FAWLEY is a township and chapelry in the parish of Fownhope, having
a railway station on the Hereford, Ross, and Gloucester branch of the
Great Western railway. It is distant 4 miles S. of the village of Fownhope,
4 N. of Ross, and 8¼ S.E. of Hereford, and is situated on a pleasant
site on the banks of the Wye, which meanders in a very singular manner.
It is in the same ecclesiastical and civil divisions as Fownhope. (For
population and other statistics see Fownhope.) The chapel of ease is a
small stone structure, with a nave, chancel, and one bell. The living is a
chapelry annexed to Fownhope vicarage; patrons, the Dean and Chapter
of Hereford; vicar, Rev. Thomas West, M.A., of St. Edmund Hall, Oxford.

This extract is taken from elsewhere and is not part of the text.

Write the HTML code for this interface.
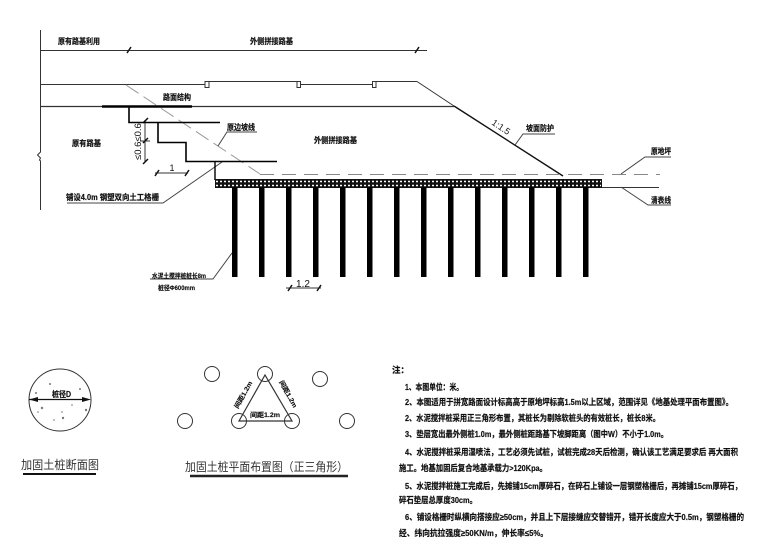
<!DOCTYPE html>
<html><head><meta charset="utf-8"><style>
html,body{margin:0;padding:0;background:#fff;width:760px;height:550px;overflow:hidden}
svg{display:block;filter:blur(.3px)}
text{font-family:"Liberation Sans","Noto Sans CJK SC",sans-serif;fill:#111}
.b{font-weight:700;font-size:8px;stroke:#111;stroke-width:.2px}
.s{font-weight:700;font-size:6.5px;stroke:#111;stroke-width:.15px}
.n{font-weight:700;font-size:8.5px;fill:#111;stroke:#111;stroke-width:.2px}
.t{font-size:12px;fill:#333}
</style></head><body>
<svg width="760" height="550" viewBox="0 0 760 550" xmlns="http://www.w3.org/2000/svg">
<g fill="none" stroke="#333" stroke-width="1">
<path d="M40.5 30V152l-3 3 3 3-1 2 1 1V210"/>
<path d="M41 50.5H427"/>
<path d="M41 84.5H205M209 81.5H297M300.5 84.5H372M376 81.5H417"/>
<rect x="205" y="81.5" width="4" height="6"/>
<rect x="297" y="81.5" width="3.5" height="6"/>
<rect x="372.5" y="81.5" width="3.5" height="6"/>
<path d="M41 106.5H454" stroke-width="1.2"/>
<path d="M417 81.5L454 106" stroke="#333"/>
<path d="M454 106L563 176" stroke="#111" stroke-width="1.4"/>
<path d="M126 85L260 174" stroke="#999" stroke-dasharray="15 6"/>
<path d="M260 174.5H660" stroke="#888" stroke-dasharray="14 8"/>
<path d="M602 187.5H659"/>
<path d="M222 162L163 203H67" stroke="#444"/>
<path d="M218 146L227 132H257" stroke="#444"/>
<path d="M515 145L523 134H555" stroke="#444"/>
<path d="M621 174L645 157H671" stroke="#444"/>
<path d="M621 187L648 205H671" stroke="#444"/>
<path d="M232 253L213 279H150" stroke="#444"/>
<path d="M145 120V162M140 141H150"/>
<path d="M155 173H188"/>
<path d="M286 288H321"/>
</g>
<g stroke="#111" stroke-width="1.5" fill="none">
<path d="M127 53l4-6M415 53l4-6M143 123l5-5M143 143l5-5M143 164l5-5M155 176l4-6M185 176l4-6M288 291l4-6M317 291l4-6"/>
</g>
<g fill="none" stroke="#000">
<path d="M102 106.5H192" stroke-width="2.4"/>
<path d="M129 106V122.5H220" stroke-width="1.6"/>
<path d="M158 122V142.5H186V161.5H277" stroke-width="1.6"/>
<path d="M215 161V180" stroke-width="1.4"/>
</g>
<rect x="215" y="179" width="387" height="9" fill="#111"/>
<path d="M216 181.5H601M216 185.5H601" stroke="#fff" stroke-width="1.6" stroke-dasharray="2 2" fill="none"/>
<g fill="#000">
<rect x="232" y="187" width="5.5" height="90"/><rect x="259" y="187" width="5.5" height="90"/><rect x="286" y="187" width="5.5" height="90"/><rect x="313" y="187" width="5.5" height="90"/><rect x="340" y="187" width="5.5" height="90"/><rect x="367" y="187" width="5.5" height="90"/><rect x="394" y="187" width="5.5" height="90"/><rect x="421" y="187" width="5.5" height="90"/><rect x="448" y="187" width="5.5" height="90"/><rect x="475" y="187" width="5.5" height="90"/><rect x="502" y="187" width="5.5" height="90"/><rect x="529" y="187" width="5.5" height="90"/><rect x="556" y="187" width="5.5" height="90"/><rect x="583" y="187" width="5.5" height="90"/>
</g>

<text class="b" x="58" y="44" textLength="42" lengthAdjust="spacingAndGlyphs">原有路基利用</text>
<text class="b" x="250" y="44" textLength="43" lengthAdjust="spacingAndGlyphs">外侧拼接路基</text>
<text class="b" x="163" y="100" textLength="28" lengthAdjust="spacingAndGlyphs">路面结构</text>
<text class="b" x="72" y="146" textLength="29" lengthAdjust="spacingAndGlyphs">原有路基</text>
<text class="b" x="227" y="130" textLength="28" lengthAdjust="spacingAndGlyphs">原边坡线</text>
<text class="b" x="314" y="143" textLength="43" lengthAdjust="spacingAndGlyphs">外侧拼接路基</text>
<text class="b" x="526" y="131" textLength="28" lengthAdjust="spacingAndGlyphs">坡面防护</text>
<text class="b" x="651" y="154" textLength="20" lengthAdjust="spacingAndGlyphs">原地坪</text>
<text class="b" x="651" y="203" textLength="20" lengthAdjust="spacingAndGlyphs">清表线</text>
<text class="b" x="66" y="200" textLength="93" lengthAdjust="spacingAndGlyphs">铺设4.0m 钢塑双向土工格栅</text>
<text class="s" x="152" y="278" textLength="54" lengthAdjust="spacingAndGlyphs">水泥土搅拌桩桩长8m</text>
<text class="s" x="158" y="290" textLength="37" lengthAdjust="spacingAndGlyphs">桩径Φ600mm</text>
<text x="172" y="171" font-size="9" fill="#222" text-anchor="middle">1</text>
<text x="303" y="287" font-size="10" fill="#222" text-anchor="middle">1.2</text>
<text x="0" y="0" font-size="9.5" fill="#222" transform="translate(141,160) rotate(-90)">≤0.6≤0.6</text>
<text x="0" y="0" font-size="9" fill="#222" transform="translate(491,124) rotate(34)">1:1.5</text>

<circle cx="60" cy="400" r="31" fill="#fff" stroke="#333" stroke-width="1"/>
<g fill="#777">
<circle cx="50" cy="384" r="1"/><circle cx="36" cy="393" r="1"/><circle cx="42" cy="408" r="1.2"/><circle cx="62" cy="412" r=".8"/><circle cx="63" cy="418" r="1.2"/><circle cx="80" cy="389" r="1"/><circle cx="86" cy="410" r="1.2"/><circle cx="54" cy="420" r=".8"/><circle cx="72" cy="405" r=".8"/><circle cx="38" cy="412" r=".8"/>
</g>
<path d="M29 399.5H88" stroke="#111" stroke-width="1.2"/>
<path d="M29 399.5l9-2.5v5zM91 399.5l-9-2.5v5z" fill="#111"/>
<text class="b" x="52" y="397" textLength="19" lengthAdjust="spacingAndGlyphs">桩径D</text>

<g fill="none" stroke="#333" stroke-width="1">
<circle cx="212" cy="374" r="7.5"/><circle cx="265" cy="374" r="7.5"/><circle cx="320" cy="379" r="7.5"/>
<circle cx="185" cy="421" r="7.5"/><circle cx="239" cy="421" r="7.5"/><circle cx="292" cy="421" r="7.5"/><circle cx="347" cy="421" r="7.5"/>
<path d="M265 375L239 421H292Z" stroke-width="1.2"/>
</g>
<text class="s" x="250" y="417" textLength="30" lengthAdjust="spacingAndGlyphs">间距1.2m</text>
<text class="s" transform="translate(238,409) rotate(-61)" textLength="30" lengthAdjust="spacingAndGlyphs">间距1.2m</text>
<text class="s" transform="translate(279,382) rotate(61)" textLength="30" lengthAdjust="spacingAndGlyphs">间距1.2m</text>

<text class="t" x="21" y="469" textLength="78" lengthAdjust="spacingAndGlyphs">加固土桩断面图</text>
<path d="M23 474H96" stroke="#111" stroke-width="2"/>
<text class="t" x="185" y="471" textLength="163" lengthAdjust="spacingAndGlyphs">加固土桩平面布置图（正三角形）</text>
<path d="M190 476H348" stroke="#222" stroke-width="2.4"/>

<text class="n" x="392" y="373">注：</text>
<text class="n" x="405" y="390" textLength="58" lengthAdjust="spacingAndGlyphs">1、本图单位：米。</text>
<text class="n" x="405" y="405" textLength="328" lengthAdjust="spacingAndGlyphs">2、本图适用于拼宽路面设计标高高于原地坪标高1.5m以上区域，范围详见《地基处理平面布置图》。</text>
<text class="n" x="405" y="421" textLength="255" lengthAdjust="spacingAndGlyphs">2、水泥搅拌桩采用正三角形布置，其桩长为剔除软桩头的有效桩长，桩长8米。</text>
<text class="n" x="405" y="437" textLength="263" lengthAdjust="spacingAndGlyphs">3、垫层宽出最外侧桩1.0m，最外侧桩距路基下坡脚距离（图中W）不小于1.0m。</text>
<text class="n" x="405" y="455" textLength="333" lengthAdjust="spacingAndGlyphs">4、水泥搅拌桩采用湿喷法，工艺必须先试桩，试桩完成28天后检测，确认该工艺满足要求后 再大面积</text>
<text class="n" x="399" y="471" textLength="148" lengthAdjust="spacingAndGlyphs">施工。地基加固后复合地基承载力&gt;120Kpa。</text>
<text class="n" x="405" y="489" textLength="337" lengthAdjust="spacingAndGlyphs">5、水泥搅拌桩施工完成后，先摊铺15cm厚碎石，在碎石上铺设一层钢塑格栅后，再摊铺15cm厚碎石，</text>
<text class="n" x="399" y="503" textLength="78" lengthAdjust="spacingAndGlyphs">碎石垫层总厚度30cm。</text>
<text class="n" x="405" y="520" textLength="339" lengthAdjust="spacingAndGlyphs">6、铺设格栅时纵横向搭接应≥50cm，并且上下层接缝应交替错开，错开长度应大于0.5m，钢塑格栅的</text>
<text class="n" x="399" y="536" textLength="149" lengthAdjust="spacingAndGlyphs">经、纬向抗拉强度≥50KN/m，伸长率≤5%。</text>
</svg>
</body></html>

The children from Fawley attend the new school at Brockhampton. Fawley
Court, the residence of Mr. William Alfred Bellamy, an extensive farmer,
is a building in the Elizabethan style of architecture, exhibiting traces of
great antiquity. It was anciently the property of Sir John Kyrle, an
ancestor of the "Man of Ross". It now belongs to Lieut.- Colonel John
Ernle Money-Kyrle, of Homme house, Much Marcle, near Dymock.
POSTAL REGULATIONS.- Letters arrive by messenger from Ross. The
letter-box at Fawley railway bridge is cleared at 4.30 p.m. on week days
only. Hoarwithy and Fownhope are the nearest money order offices. Ross
is the telegraph office and post town.
Chapel of Ease.- Rev. Thomas West, M.A., Vicar; Rev. Thomas V.
Cornell, Curate.
Fawley Railway Station (Hereford, Ross, and Gloucester Railway - G.W.R.)-James H. Chilman, Station Master.